Latvia's unstable economy has affected football too, as Daunis Auers explains
The 2009 Latvian Virsliga season kicked off in mid-March under cold and dark skies. So cold and dark, in fact, that pitches across the country remained frozen, forcing games to be played at the Riga Olympic Centre, a modest indoor facility with a tight, vertigo-inducing balcony along one side of the pitch. Two rows of free-standing chairs give it a capacity of about 300.
On the plus side, this meant that the FK Skonto v Tranzits game that I attended was an uncommon sell-out. Indeed, the game was marked by a single goal of diffident skill, rowdy singing and chanting by four preposterous Skonto “ultras”, and, although there were no carpet-burn inducing tackles, enough headbands, gesticulations, socks pulled up over the knees and stroppy foreign players to keep any Premier League-influenced supporter of the modern game happy. At the same time, however, the game descended into farce as clearances started smacking into the low-hanging metal beams criss-crossing the ceiling, and players took increasing advantage of the short pitch by pinging shots from the half-way line.

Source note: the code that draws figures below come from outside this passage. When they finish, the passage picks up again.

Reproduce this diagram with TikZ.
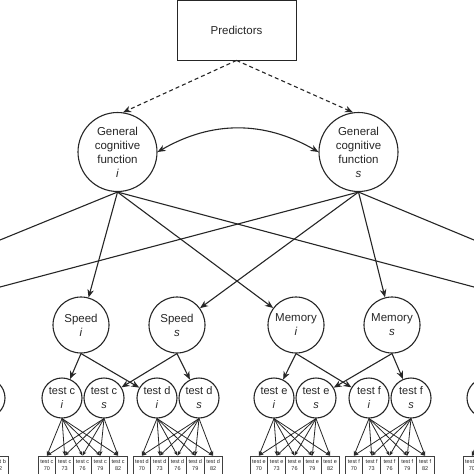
\documentclass[tikz,border=0pt]{standalone}
\usepackage{fontspec}
\setmainfont{Liberation Sans}
\usetikzlibrary{arrows.meta}
\begin{document}
\begin{tikzpicture}[x=1pt,y=-1pt,
  ln/.style={draw=black!85, line width=1.1pt},
  lnthin/.style={draw=black!85, line width=0.8pt},
  big/.style={-{Stealth[length=8pt,width=6.5pt,inset=2.5pt]}},
  bothbig/.style={{Stealth[length=8pt,width=6.5pt,inset=2.5pt]}-{Stealth[length=8pt,width=6.5pt,inset=2.5pt]}},
  small/.style={-{Stealth[length=4.5pt,width=3.5pt,inset=1.2pt]}},
  lat/.style={circle, draw=black!85, line width=1.1pt, inner sep=0pt, align=center, text=black!85},
  gcf/.style={lat, minimum size=79pt, font=\fontsize{11.5}{14}\selectfont},
  dom/.style={lat, minimum size=56pt, font=\fontsize{11.5}{14}\selectfont},
  tst/.style={lat, minimum size=40pt, font=\fontsize{11}{14}\selectfont},
  obs/.style={rectangle, draw=black!75, line width=0.7pt, minimum width=17.8pt, minimum height=18pt, inner sep=0pt, align=center, text=black!85, font=\fontsize{5.5}{7.5}\selectfont},
  predbox/.style={rectangle, draw=black!85, line width=0.9pt, minimum width=119pt, minimum height=60pt, text=black!85, font=\fontsize{11.5}{14}\selectfont},
]
\useasboundingbox (0,0) rectangle (474,474);
\clip (0,0) rectangle (474,474);

\node[predbox] (pred) at (236.5,30) {Predictors};

\node[gcf] (gi) at (117.5,152) {General\\cognitive\\function\\\textit{i}};
\node[gcf] (gs) at (358.5,152) {General\\cognitive\\function\\\textit{s}};

\node[dom] (spi) at (81,325) {Speed\\\textit{i}};
\node[dom] (sps) at (177,325) {Speed\\\textit{s}};
\node[dom] (mei) at (296,325) {Memory\\\textit{i}};
\node[dom] (mes) at (392,325) {Memory\\\textit{s}};

\coordinate (lA) at (0,240);
\coordinate (lB) at (0,287);
\coordinate (rA) at (474,240);
\coordinate (rB) at (474,287);

% groups fully inside the picture
\foreach \g/\x in {c/62,d/157,e/274,f/369}{
  \node[tst] (\g-i) at (\x,398) {test \g\\\textit{i}};
  \node[tst] (\g-s) at (\x+42,398) {test \g\\\textit{s}};
  \foreach \k/\n in {0/70,1/73,2/76,3/79,4/82}{
    \node[obs] (\g-\n) at ({\x-24+17.8*(\k+0.5)},465) {test \g\\\n};
    \draw[lnthin, small] (\g-i.south) -- (\g-\n.north);
    \draw[lnthin, small] (\g-s.south) -- (\g-\n.north);
  }
}

% groups cut by the picture's edges
\node[tst] (b-i) at (-57,398) {};
\node[tst] (b-s) at (-15,398) {};
\node[obs] (b-82) at ({-57-24+17.8*4.5},465) {test b\\82};
\draw[lnthin, small] (b-i.south) -- (b-82.north);
\draw[lnthin, small] (b-s.south) -- (b-82.north);

\node[tst] (g-i) at (487,398) {};
\node[tst] (g-s) at (529,398) {};
\node[obs] (g-70) at ({487-24+17.8*0.5},465) {test g\\70};
\draw[lnthin, small] (g-i.south) -- (g-70.north);
\draw[lnthin, small] (g-s.south) -- (g-70.north);

\draw[ln, dashed, dash pattern=on 4pt off 3pt, big] (pred.south) -- (gi.82);
\draw[ln, dashed, dash pattern=on 4pt off 3pt, big] (pred.south) -- (gs.98);
\draw[ln, bothbig] (gi.east) to[bend left=30] (gs.west);

\draw[ln] (gi.south) -- (lA);
\draw[ln, big] (gi.south) -- (spi);
\draw[ln, big] (gi.south) -- (mei);
\draw[ln] (gi.south) -- (rB);
\draw[ln] (gs.south) -- (lB);
\draw[ln, big] (gs.south) -- (sps);
\draw[ln, big] (gs.south) -- (mes);
\draw[ln] (gs.south) -- (rA);

\draw[ln, big] (spi.south) -- (c-i);
\draw[ln, big] (spi.south) -- (d-i);
\draw[ln, big] (sps.south) -- (c-s);
\draw[ln, big] (sps.south) -- (d-s);
\draw[ln, big] (mei.south) -- (e-i);
\draw[ln, big] (mei.south) -- (f-i);
\draw[ln, big] (mes.south) -- (e-s);
\draw[ln, big] (mes.south) -- (f-s);
\end{tikzpicture}
\end{document}
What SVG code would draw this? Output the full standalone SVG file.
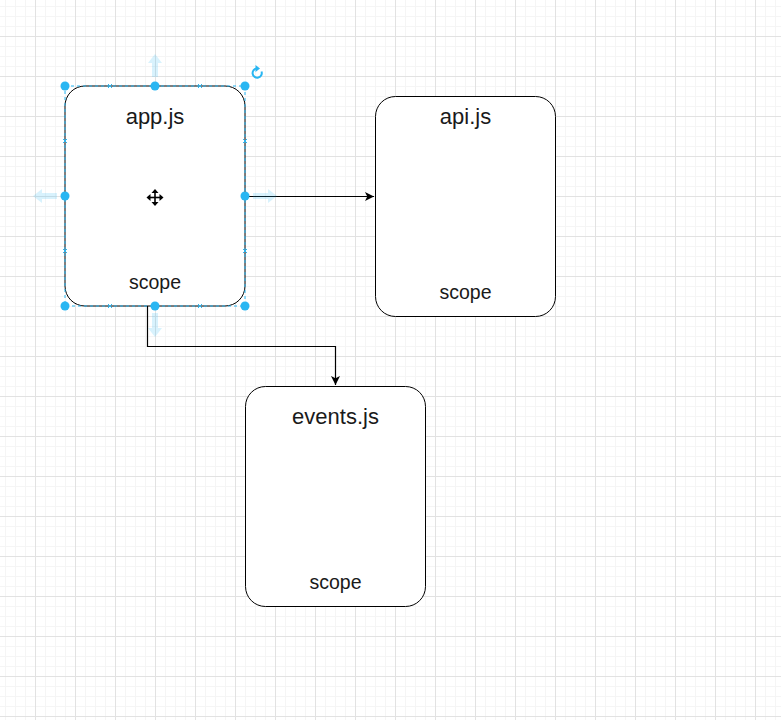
<svg xmlns="http://www.w3.org/2000/svg" width="781" height="720" viewBox="0 0 781 720">
  <defs>
    <pattern id="grid" x="-5" y="-4" width="40" height="40" patternUnits="userSpaceOnUse">
      <path d="M10.5 0V40M20.5 0V40M30.5 0V40M0 10.5H40M0 20.5H40M0 30.5H40" stroke="#f5f5f5" stroke-width="1" fill="none"/>
      <path d="M0.5 0V40M0 0.5H40" stroke="#e2e2e2" stroke-width="1" fill="none"/>
    </pattern>
    <marker id="arrow" viewBox="0 0 10 10" refX="10" refY="5" markerWidth="9" markerHeight="9" markerUnits="userSpaceOnUse" orient="auto">
      <path d="M0 0L10 5L0 10L2.5 5Z" fill="#000"/>
    </marker>
    <style>
      .node { fill: #ffffff; stroke: #000000; stroke-width: 1; }
      .title { font-family: "Liberation Sans", Arial, sans-serif; font-size: 22px; fill: #1a1a1a; text-anchor: middle; }
      .scope { font-family: "Liberation Sans", Arial, sans-serif; font-size: 19.5px; fill: #1a1a1a; text-anchor: middle; }
      .edge { fill: none; stroke: #000000; stroke-width: 1.2; }
      .handle { fill: #29b6f2; }
      .sel { fill: none; stroke: #29b6f2; stroke-width: 1; stroke-dasharray: 3 3; }
      .cp { stroke: #29b6f2; stroke-width: 1; }
      .hover { fill: #29b6f2; opacity: 0.18; }
    </style>
  </defs>

  <rect x="0" y="0" width="781" height="720" fill="#ffffff"/>
  <rect x="0" y="0" width="781" height="720" fill="url(#grid)"/>

  <g id="connectors">
    <path class="edge" d="M245 196.5H374" marker-end="url(#arrow)"/>
    <path class="edge" d="M147.5 306V346.5H335.5V385" marker-end="url(#arrow)"/>
  </g>

  <g id="node-app">
    <rect class="node" x="65" y="86" width="180" height="220" rx="20" ry="20"/>
    <text class="title" x="155" y="123.5">app.js</text>
    <text class="scope" x="155" y="289">scope</text>
  </g>

  <g id="node-api">
    <rect class="node" x="375.5" y="96.5" width="180" height="220" rx="20" ry="20"/>
    <text class="title" x="465.5" y="123.5">api.js</text>
    <text class="scope" x="465.5" y="298.5">scope</text>
  </g>

  <g id="node-events">
    <rect class="node" x="245.5" y="386.5" width="180" height="220" rx="20" ry="20"/>
    <text class="title" x="335.5" y="423.5">events.js</text>
    <text class="scope" x="335.5" y="588.5">scope</text>
  </g>

  <g id="selection">
    <rect class="sel" x="65" y="86" width="180" height="220"/>
    <g class="cp">
      <path d="M108 84L112 88M112 84L108 88M198 84L202 88M202 84L198 88M108 304L112 308M112 304L108 308M198 304L202 308M202 304L198 308M63 139L67 143M67 139L63 143M63 249L67 253M67 249L63 253M243 139L247 143M247 139L243 143M243 249L247 253M247 249L243 253"/>
    </g>
    <circle class="handle" cx="65" cy="86" r="4.5"/>
    <circle class="handle" cx="155" cy="86" r="4.5"/>
    <circle class="handle" cx="245" cy="86" r="4.5"/>
    <circle class="handle" cx="65" cy="196" r="4.5"/>
    <circle class="handle" cx="245" cy="196" r="4.5"/>
    <circle class="handle" cx="65" cy="306" r="4.5"/>
    <circle class="handle" cx="155" cy="306" r="4.5"/>
    <circle class="handle" cx="245" cy="306" r="4.5"/>
    <path class="hover" d="M155 54L162 63H158V77H152V63H148Z"/>
    <path class="hover" d="M33 196L42 189V193H57V199H42V203Z"/>
    <path class="hover" d="M277 196L268 189V193H253V199H268V203Z"/>
    <path class="hover" d="M155 337L148 328H152V313H158V328H162Z"/>
    <path d="M261.5 71.5A4.6 4.6 0 1 1 257 68.5" fill="none" stroke="#29b6f2" stroke-width="2"/>
    <path d="M255.5 65L260 68.5L255.5 72Z" fill="#29b6f2"/>
    <g fill="#000">
      <path d="M148 197.5H162" stroke="#000" stroke-width="1.6"/>
      <path d="M155 190.5V204.5" stroke="#000" stroke-width="1.6"/>
      <path d="M155 189L151.5 193H158.5Z"/>
      <path d="M155 206L151.5 202H158.5Z"/>
      <path d="M146.5 197.5L150.5 194V201Z"/>
      <path d="M163.5 197.5L159.5 194V201Z"/>
    </g>
  </g>
</svg>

This will be a crunch season for the future of the professional league in Latvia. A disintegrating economy (GDP will shrink by around 18 per cent in 2009, and the state is being kept alive by IMF and other foreign lender handouts) has impoverished the mini-oligarchs that subsidised the game in recent years.
Latvian football had been the ultimate ego trip for Latvian businessmen. While Roman Abramovich may still hope to claw back some of his Chelsea investment at some point in the distant future, a Latvian football club cannot be run at anything even approaching a profit. Attendances are abysmal. Clubs actually pay to appear on TV.
The only business “strategy” is to nurture young talent and sell it on. However, the only club with a serious youth development programme, FK Skonto, has not produced a decent player since nippy striker Maris Verpakovskis was sold to Dynamo Kiev in 2003 (and he was, in any case, poached from FK Liepaja).
Several clubs – including FK Riga, who were playing in the Intertoto Cup this time last year – have simply folded. Others merged. There being few fans, none were mourned. Indeed, of the nine teams in the Virsliga this season (one less than last year), three are less than four years old.
Public interest in football re-mains pathetically low. A new football stadium opened in Daugavpils with much pomp at the start of the 2008 season. The capacity of just 500 seats (in a city with a population of 110,000 – bigger than Blackburn or Oldham) indicates the owner’s ambitions. Indeed, total attendance for the 143 top-flight games in the 2008 season was 75,142, less than the capacity of Old Trafford. Average attendance was just 530 (down from a peak of 712 in 2006), although even this figure is inflated due to the habit rounding up attendance numbers.
Only now, with the collapse in sponsorship, have clubs started discussing ways of increasing attendances. The dearth of ideas is indicated by FK Skonto owners’ suggestion that attendances might be increased by giving more playing time to youngsters, who would then encourage their friends and families to attend games. However, rather than playing youngsters, impoverished clubs are searching ever farther for cheap talent – Dinaburg Daugavpils signed two 18-year-old North Korean Under-21 internationals at the start of the season.
A journalist argued that returning migrant workers from Ireland and Britain may bring back the British football atmosphere and fan culture. Judging by the smashed Burberry-clad brute who spent much of a recent international against Denmark standing, yelling incomprehensible insults and waving two fingers at the visiting fans, this might not be entirely positive.
It was not supposed to be like this. Just a half-decade ago, the national team had stylishly qualified for Euro 2004, and managed to achieve its aim – of not being an utter embarrassment – by scoring a goal (in a 2‑1 defeat to the Czech Republic in the opening game) and gaining a point (in a tense 0‑0 draw with Germany). Latvian footballers were playing in the English Premier League and being snapped up by ambitious Russian clubs. These days, the players are back playing in Latvia, or have settled for Inter Baku (Azerbaijan) and Inverness, rather than Dynamo Kiev and Arsenal.
The only bright spot is the national team. The return of Latvia’s successful coach Andrejs Starkovs has led to the renewal of 2004’s ferocious brand of all-out, high tempo football. Back-to-back wins in March left Latvia just three points from the top of their group table, and dreaming of South Africa. Mind you, even if Latvia qualify there won’t be too many fans able to afford the trip.